Look, I like to consider myself a brave, bold and beautiful man. I have applied for jobs the only qualification I had was that I was breathing; I have been sad and still said no to drugs when furaha was kulewa na marafiki. Heck, I have even dated in Nairobi, which if we are being candid is akin to converting an alcoholic in a bar.
Cockroaches however have my number. I secretly fear them. I despise them. Loathe them. Hate them, hate, hate. I hate them with the burning fury of a thousand suns. It’s a conscionable hate: no one except the Buddhists will tell you not to kill them. Honest to God, they give me the ick.
Recently, a quick entomological glance across my kitchen opened the Pandora’s box: I have German cockroaches (or rather they have my kitchen).
Switch on the lights and they scamper for safety, I come for them in one direction, they scatter in seven ways like protestors under teargas. I want to squidge all of them but the damned vermin are sentient, always a step ahead, always seeing you coming, always beating a well-timed tackle with a tactical retreat. Many a girl have wondered why I am hurtling across the kitchen, chasing the same roach, as it darts behind the sink, in and out of drawers, behind the cooker, until its final taunting dash across the tiles and behind the fridge, my eyes bleeding from attempted murder. Days later I’d clean the kitchen and find the same roach, that bastard, dead as a dodo, on its back, almost as if its jeering me. Alone. Hurts like a Kung Fu kick to the chest.
Oh, and Nairobi roaches have picked a thing from their two-legged feline counterparts—those creatures are hard to get rid of. Like the tardigrade, evolution struck the jackpot with the cockroach. These things just refuse to die! Lo and behold, these are not those stealthy critters stealing along the crevices in the cracks of the wall, nay, these are proud-to-be-here KaNairo City roaches, with main character energy, crawling openly across the floor, like a kept Kilimani boytoy.

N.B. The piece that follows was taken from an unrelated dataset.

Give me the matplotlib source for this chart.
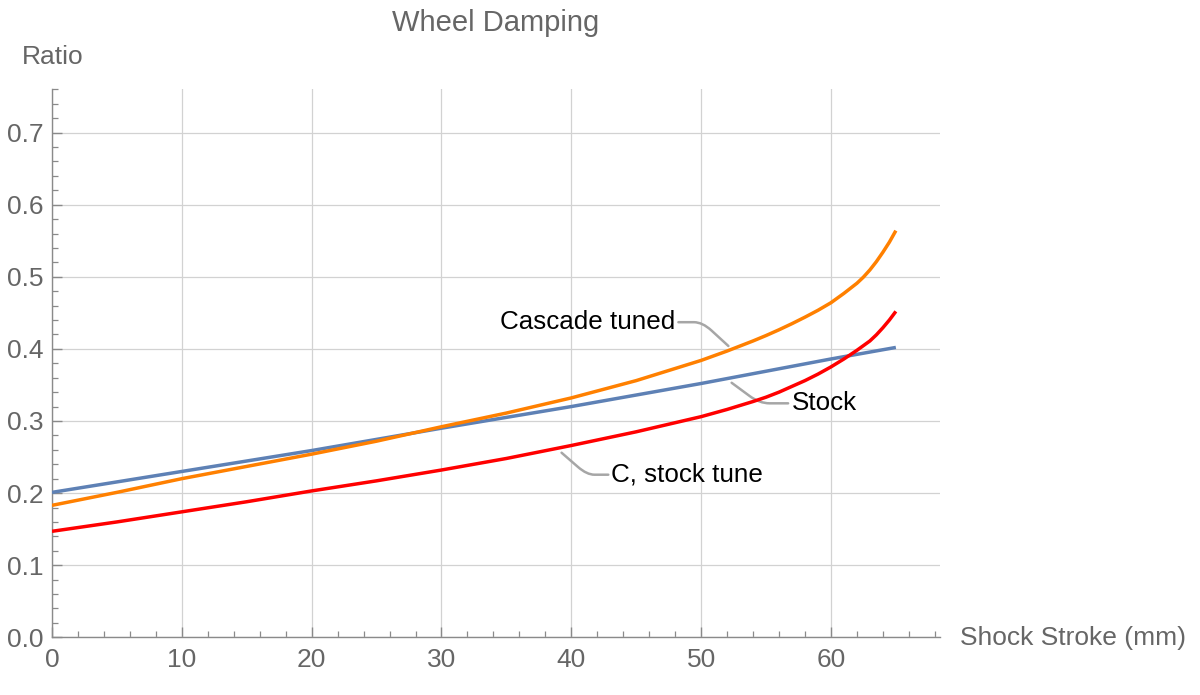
import matplotlib
matplotlib.use("Agg")
import matplotlib.pyplot as plt
from matplotlib.path import Path
from matplotlib.patches import PathPatch
from matplotlib.ticker import MultipleLocator

# ---- data ----
stock_x = [0, 10, 20, 30, 40, 50, 60, 65]
stock_y = [0.201, 0.230, 0.259, 0.290, 0.320, 0.352, 0.386, 0.402]

cascade_x = [0, 5, 10, 15, 20, 25, 30, 35, 40, 45, 50, 52, 54, 55, 56, 57, 58, 59,
             60, 61, 62, 62.5, 63, 63.5, 64, 64.5, 65]
cascade_y = [0.183, 0.201, 0.220, 0.237, 0.254, 0.272, 0.292, 0.311, 0.332, 0.356,
             0.384, 0.397, 0.411, 0.4185, 0.4265, 0.435, 0.444, 0.4535,
             0.464, 0.477, 0.491, 0.4995, 0.5095, 0.521, 0.534, 0.548, 0.564]

cstock_x = [0, 5, 10, 15, 20, 25, 30, 35, 40, 45, 50, 52, 54, 55, 56, 57, 58, 59,
            60, 61, 62, 62.5, 63, 63.5, 64, 64.5, 65]
cstock_y = [0.147, 0.160, 0.174, 0.188, 0.203, 0.217, 0.232, 0.248, 0.266, 0.285,
            0.306, 0.316, 0.327, 0.333, 0.340, 0.348, 0.356, 0.365,
            0.375, 0.386, 0.398, 0.4045, 0.411, 0.4195, 0.4293, 0.440, 0.452]

x_ticks = [0, 10, 20, 30, 40, 50, 60]
y_ticks = [0.0, 0.1, 0.2, 0.3, 0.4, 0.5, 0.6, 0.7]
y_tick_labels = ["0.0", "0.1", "0.2", "0.3", "0.4", "0.5", "0.6", "0.7"]

title = "Wheel Damping"
x_label = "Shock Stroke (mm)"
y_label = "Ratio"

# ---- style ----
plt.rcParams['font.family'] = ['Liberation Sans', 'DejaVu Sans']
GRAY_TXT = "#666666"
AXIS_C = "#8a8a8a"
GRID_C = "#d2d2d2"
FS = 19

fig = plt.figure(figsize=(12, 6.95), dpi=100)
ax = fig.add_axes([52 / 1200, (695 - 637.3) / 695, (940 - 52) / 1200, (637.3 - 89.3) / 695])

ax.set_xlim(0, 68.4)
ax.set_ylim(0, 0.76)

ax.plot(stock_x, stock_y, color="#5E81B5", lw=2.5, solid_capstyle="butt",
        solid_joinstyle="round", zorder=3)
ax.plot(cascade_x, cascade_y, color="#FF8000", lw=2.5, solid_capstyle="butt",
        solid_joinstyle="round", zorder=3)
ax.plot(cstock_x, cstock_y, color="#FF0000", lw=2.5, solid_capstyle="butt",
        solid_joinstyle="round", zorder=3)

for s in ["top", "right"]:
    ax.spines[s].set_visible(False)
for s in ["left", "bottom"]:
    ax.spines[s].set_color(AXIS_C)
    ax.spines[s].set_linewidth(1.0)

ax.set_xticks(x_ticks)
ax.set_yticks(y_ticks)
ax.set_yticklabels(y_tick_labels)
ax.xaxis.set_minor_locator(MultipleLocator(2))
ax.yaxis.set_minor_locator(MultipleLocator(0.02))
ax.tick_params(which="major", direction="in", length=7, width=1.0, color=AXIS_C,
               labelsize=FS, labelcolor=GRAY_TXT)
ax.tick_params(which="minor", direction="in", length=4.2, width=0.9, color=AXIS_C)
ax.tick_params(axis="x", which="major", pad=8)
ax.tick_params(axis="y", which="major", pad=6)

ax.grid(True, which="major", color=GRID_C, lw=0.9, zorder=0)
ax.set_axisbelow(True)

fig.text(496 / 1200, 1 - 23 / 695, title, fontsize=21, color=GRAY_TXT, ha="center", va="center")
fig.text(22 / 1200, 1 - 57 / 695, y_label, fontsize=FS, color=GRAY_TXT, ha="left", va="center")
fig.text(960 / 1200, 1 - 638 / 695, x_label, fontsize=FS, color=GRAY_TXT, ha="left", va="center")

# ---- callout labels with leader lines ----
def leader(a, corner, b, r=0.35):
    p1 = (a[0] + (corner[0] - a[0]) * (1 - r), a[1] + (corner[1] - a[1]) * (1 - r))
    p2 = (corner[0] + (b[0] - corner[0]) * r, corner[1] + (b[1] - corner[1]) * r)
    verts = [a, p1, corner, p2, b]
    codes = [Path.MOVETO, Path.LINETO, Path.CURVE3, Path.CURVE3, Path.LINETO]
    ax.add_patch(PathPatch(Path(verts, codes), fill=False, edgecolor="#a6a6a6",
                           lw=1.8, zorder=2, capstyle="round"))

LFS = 18.7
leader((48.25, 0.437), (50.1, 0.437), (52.1, 0.404))
ax.text(48.0, 0.437, "Cascade tuned", fontsize=LFS, color="black", ha="right", va="center")

leader((56.7, 0.3245), (54.5, 0.3245), (52.35, 0.353))
ax.text(56.95, 0.3245, "Stock", fontsize=LFS, color="black", ha="left", va="center")

leader((42.85, 0.2255), (41.2, 0.2255), (39.25, 0.256))
ax.text(43.05, 0.2255, "C, stock tune", fontsize=LFS, color="black", ha="left", va="center")

fig.savefig("out.png", dpi=100)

Roaches are the wretched of the earth, the Twitter of pests, so it wasn’t long before I found myself slaloming my way through Moi Avenue, past Tom Mboya Street and into the badlands of Luthuli Avenue for the antidote.
“Karibia karibia customer. Tuko na dawa ya mende, panya na kunguni. Karibia karibia customer.”
Sold openly but packed discreetly—nobody wants to know you have mende in your house—I was handed this sachet, with its clandestine, samizdat feel and a complementary mouthful of its praises: ‘The Cockroaches Killer.’ The English didn’t make sense and that’s how I knew the dawa would. This one, they said, performs more miracles than that Hebrew bloke in Cana of Galilee. “Mihujesus,” he called it.
“Mbao tu,” he said, oblivious of the many ways that statement can be interpreted. Gutter mind aside, I gave him KShs 20 and a complementary sneer. And off! I went, armed and ready to feng shui my hacienda.
Every city has its quirks. New York has its rats. Lagos has its mosquitoes. Kanairo has its roaches. A place people live because they can’t leave, at least not now, not yet.
For a quarter-billion years cockroaches have lain down and died out of their own volition, for personal reasons, not merely because I cleaned the kitchen. These are not the meek, yet they may well inherit the Earth. But tonight I declare war. Call the cops. Murder, he wrote. A writer is in custody.